SIBERIAN COLONIAL DISCOURSE IN N.M. YADRINTSEV'S FEUILLETONS
M. K. Churkin
Omsk State Pedagogical University, 73, Yakovlev Str ., Omsk, 644007, Russia
Keywords: фельетон, сибирский колониальный дискурс, региональная идентичность, областничество, feuilleton, Siberian colonial discourse, regional identity, regionalism, social and political journalism
Abstract
Siberian colonial discourse has recently been the subject of historians’ special attention, who tried to overstep the limits of positivistic parameters of understanding the regional history (conquest, annexation). The discourse is oriented to determining the place of eastern outskirts as a part of Russia, as well as conditions, circumstances, methods and results of incorporating a remote outskirt into the General Imperial construct. The discourse basics were formed in the mid XIX century and represented in the works by S.M. Solovyov and V.O. Klyuchevsky. Due to the efforts of the Siberian regionalism representatives, formation of the ideological platform of the Siberian colonial discourse and determination of its subject and participants were actualized in the second half of the XIX century. Problems of the colonial discourse in relation to the socio-cultural incorporation of Siberia into the Imperial construct are vividly represented in literature, in particular, in N.M. Yadrintsev’s feuilletons.

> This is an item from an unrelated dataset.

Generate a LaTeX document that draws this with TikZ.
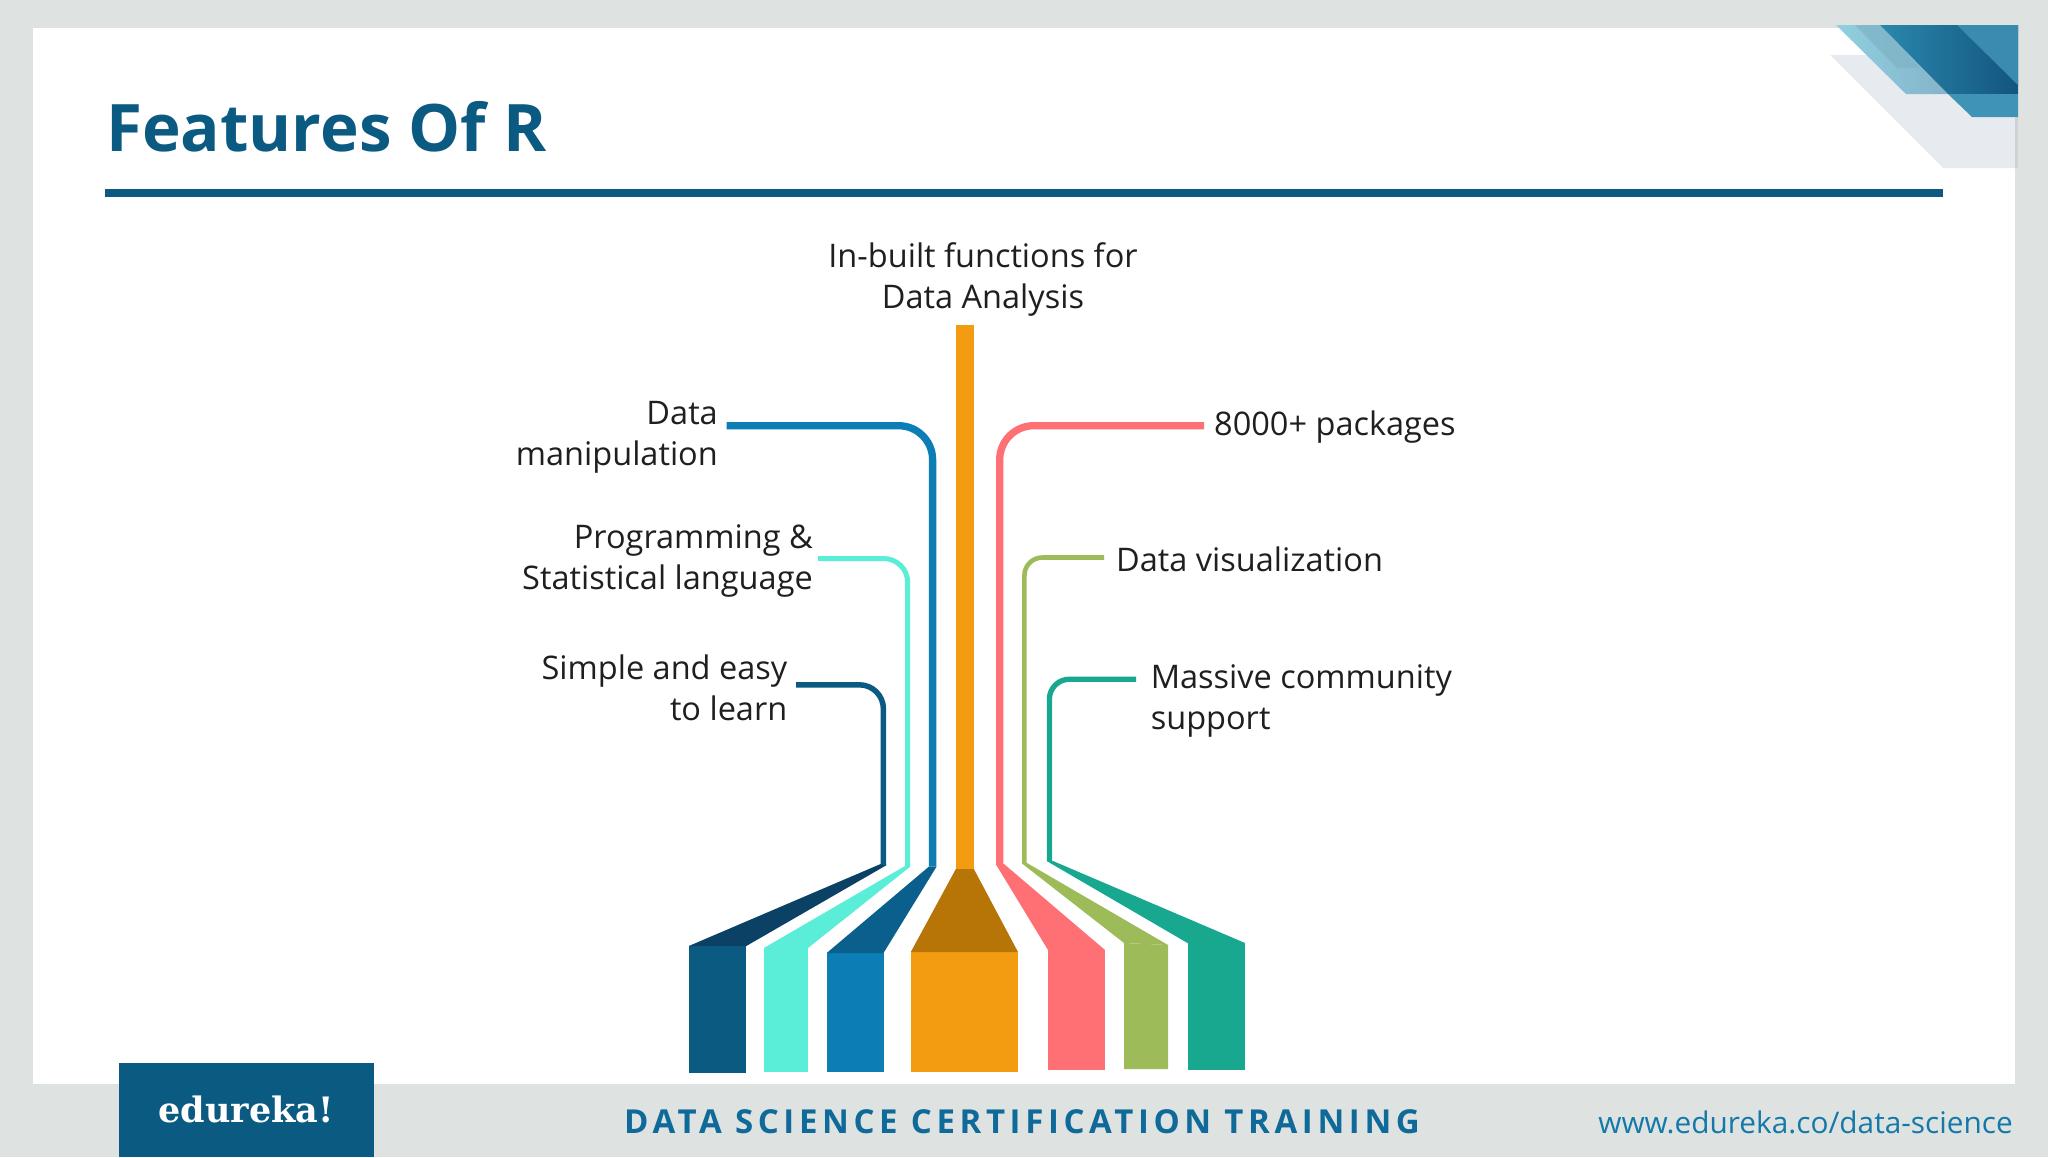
\documentclass[tikz,border=0pt]{standalone}
\usepackage{fontspec}
\setmainfont{Open Sans}
\newfontfamily\logofont{DejaVu Serif}[BoldFont={DejaVu Serif Bold}]
\newfontfamily\footfont{Open Sans}[LetterSpace=14]
\definecolor{pagebg}{HTML}{DEE3E2}
\definecolor{brand}{HTML}{0B5A82}
\definecolor{foot}{HTML}{0F6A99}
\definecolor{urlc}{HTML}{1478A8}
\definecolor{cdark}{HTML}{0A5A82}
\definecolor{cdarktop}{HTML}{0A4165}
\definecolor{cturq}{HTML}{5AEDD7}
\definecolor{cblue}{HTML}{0C7DB5}
\definecolor{cbluetop}{HTML}{0B5F8C}
\definecolor{corange}{HTML}{F39C12}
\definecolor{corangetop}{HTML}{B77508}
\definecolor{cpink}{HTML}{FF7074}
\definecolor{cgreen}{HTML}{9DBB59}
\definecolor{cteal}{HTML}{17A88F}
\definecolor{decoGrey}{HTML}{E7EAEE}
\definecolor{decoEdge}{HTML}{CFD3D6}
\definecolor{decoLightA}{HTML}{8FD0DF}
\definecolor{decoLightB}{HTML}{86B3CA}
\definecolor{decoMid}{HTML}{7FB3C6}
\definecolor{decoDarkA}{HTML}{2A88AD}
\definecolor{decoDarkB}{HTML}{13557F}
\definecolor{decoCorner}{HTML}{3A8BAE}
\definecolor{decoBase}{HTML}{3F93B5}
\tikzset{
  x=1pt,y=-1pt,
  lbl/.style={inner sep=0pt,text=black!88,font=\fontsize{32.5}{41}\selectfont},
  conn/.style={line cap=butt,line join=round,rounded corners=#1},
  conn/.default=30pt,
}
\begin{document}
\begin{tikzpicture}
\useasboundingbox (0,0) rectangle (2048,1157);
\fill[pagebg] (0,0) rectangle (2048,1157);
\fill[white] (33,28) rectangle (2015,1084);

% corner decoration
\fill[decoGrey] (1830,55) -- (2015,55) -- (2015,168) -- (1943,168) -- cycle;
\fill[decoEdge] (2015,117) rectangle (2018,168);
\shade[left color=decoLightA,right color=decoLightB]
   (1836,25) -- (1880,25) -- (1948,94) -- (1906,94) -- cycle;
\fill[decoMid,opacity=.7] (1855,25) -- (1880,25) -- (1920,68) -- (1897,68) -- cycle;
\shade[left color=decoDarkA,right color=decoDarkB]
   (1880,25) -- (2018,25) -- (2018,94) -- (1948,94) -- cycle;
\fill[decoCorner] (1957,25) -- (2018,25) -- (2018,85) -- cycle;
\fill[decoBase] (1948,94) -- (2018,94) -- (2018,117) -- (1972,117) -- cycle;

% header
\node[inner sep=0pt,anchor=base west,text=brand,font=\fontsize{65.5}{80}\selectfont\bfseries] (title) at (106,151) {Features Of R};
\fill[brand] (104.5,189) rectangle (1943,197);

% bar fronts
\fill[cdark]   (688.8,946) rectangle (746.3,1073);
\fill[cturq]   (763.9,948) rectangle (808,1072);
\fill[cblue]   (826.7,953) rectangle (883.5,1072);
\fill[corange] (910.8,952) rectangle (1018,1072);
\fill[cpink]   (1048,950) rectangle (1105,1070);
\fill[cgreen]  (1124,943) -- (1168,945) -- (1168,1069) -- (1124,1069) -- cycle;
\fill[cteal]   (1187.5,943) rectangle (1245,1070);
% bar tops
\fill[cdarktop]   (688.8,946) -- (880.6,864) -- (886.7,865) -- (746.3,946) -- cycle;
\fill[cturq]      (763.9,948) -- (905,866) -- (911,866) -- (808,948) -- cycle;
\fill[cbluetop]   (826.7,953) -- (928.8,866.7) -- (936.5,866.7) -- (883.5,953) -- cycle;
\fill[corangetop] (910.8,952) -- (956,868.7) -- (973.7,868.7) -- (1018,952) -- cycle;
\fill[cpink]      (1048,950) -- (995.7,864) -- (1004,864) -- (1105,950) -- cycle;
\fill[cgreen]     (1124,943) -- (1021.4,863) -- (1027,863) -- (1168,945) -- cycle;
\fill[cteal]      (1187.5,943) -- (1046.7,861) -- (1053,861) -- (1245,943) -- cycle;

% labels
\node[lbl,align=center] (nTop) at (983,279) {In-built functions for\\Data Analysis};
\node[lbl,align=right,anchor=east] (nData) at (718,437) {Data\\manipulation};
\node[lbl,align=right,anchor=east] (nProg) at (813,561) {Programming \&\\Statistical language};
\node[lbl,align=right,anchor=east] (nSimple) at (787.5,688) {Simple and easy\\to learn};
\node[lbl,anchor=west] (nPack) at (1214,427) {8000+ packages};
\node[lbl,anchor=west] (nVis) at (1116,559) {Data visualization};
\node[lbl,align=left,anchor=west] (nComm) at (1150.6,701) {Massive community\\support};

% connector ends
\coordinate (aData) at (726.7,425.7);   \coordinate (bData) at (932.6,866.7);
\coordinate (aProg) at (818,558.5);     \coordinate (bProg) at (907.7,866);
\coordinate (aSimple) at (796,684.8);   \coordinate (bSimple) at (883.4,865);
\coordinate (aPack) at (1204,425.7);    \coordinate (bPack) at (999.7,864);
\coordinate (aVis) at (1104,557.5);     \coordinate (bVis) at (1024.4,863);
\coordinate (aComm) at (1136,679.2);    \coordinate (bComm) at (1049.4,861);
\coordinate (aTop) at (964.8,325);      \coordinate (bTop) at (964.8,869);

\draw[conn=34pt,cblue,line width=7.3pt]  (aData) -- (aData -| bData) -- (bData);
\draw[conn=24pt,cturq,line width=5pt]    (aProg) -- (aProg -| bProg) -- (bProg);
\draw[conn=24pt,cdark,line width=5.5pt]  (aSimple) -- (aSimple -| bSimple) -- (bSimple);
\draw[conn=34pt,cpink,line width=7.3pt]  (aPack) -- (aPack -| bPack) -- (bPack);
\draw[conn=18pt,cgreen,line width=4.6pt] (aVis) -- (aVis -| bVis) -- (bVis);
\draw[conn=20pt,cteal,line width=5.3pt]  (aComm) -- (aComm -| bComm) -- (bComm);
\draw[corange,line width=17.6pt] (aTop) -- (bTop);

% footer
\fill[brand] (118.7,1063) rectangle (374,1157);
\node[inner sep=0pt,anchor=base,text=white,font=\logofont\bfseries\fontsize{35}{40}\selectfont] (logo) at (246.3,1122.7) {edureka!};
\node[inner sep=0pt,anchor=base west,text=foot,font=\footfont\bfseries\fontsize{33}{40}\selectfont] (ftitle) at (624,1133) {DATA SCIENCE CERTIFICATION TRAINING};
\node[inner sep=0pt,anchor=base east,text=urlc,font=\fontsize{29.8}{36}\selectfont] (url) at (2013,1133) {www.edureka.co/data-science};
\end{tikzpicture}
\end{document}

The key topic of his feuilletons was connected with the limited knowledge of the central authorities about the eastern outskirts potential, with Siberia perception as a Russian economic colony ruled by the local officialdom in accordance with that status. The common idea of multi-thematic Siberian colonial discourse embedded in N.M. Yadrintsev’s feuilletons was to highlight the condition of the Siberian society. It was that matrix that included multi-ordinal issues of incorporating Siberia into Russia; migrants fate and future, issue of non-Russian population, prospects of regional cities development, state-administrative policy. N.M. Yadrintsev’s feuilleton contributed to spreading the important ideas of regionalism, popularizing them in the society. Besides, the genre rules for feuilleton such as associativity, emotional and figurative dominant allowed the author to untie his hands and made it possible to broaden the sphere of scientific interest and attract more actors, participants of the colonization process. Ultimately, all this has given full value and versatility for the Siberian colonial discourse of the second half of the XIX - early XX centuries.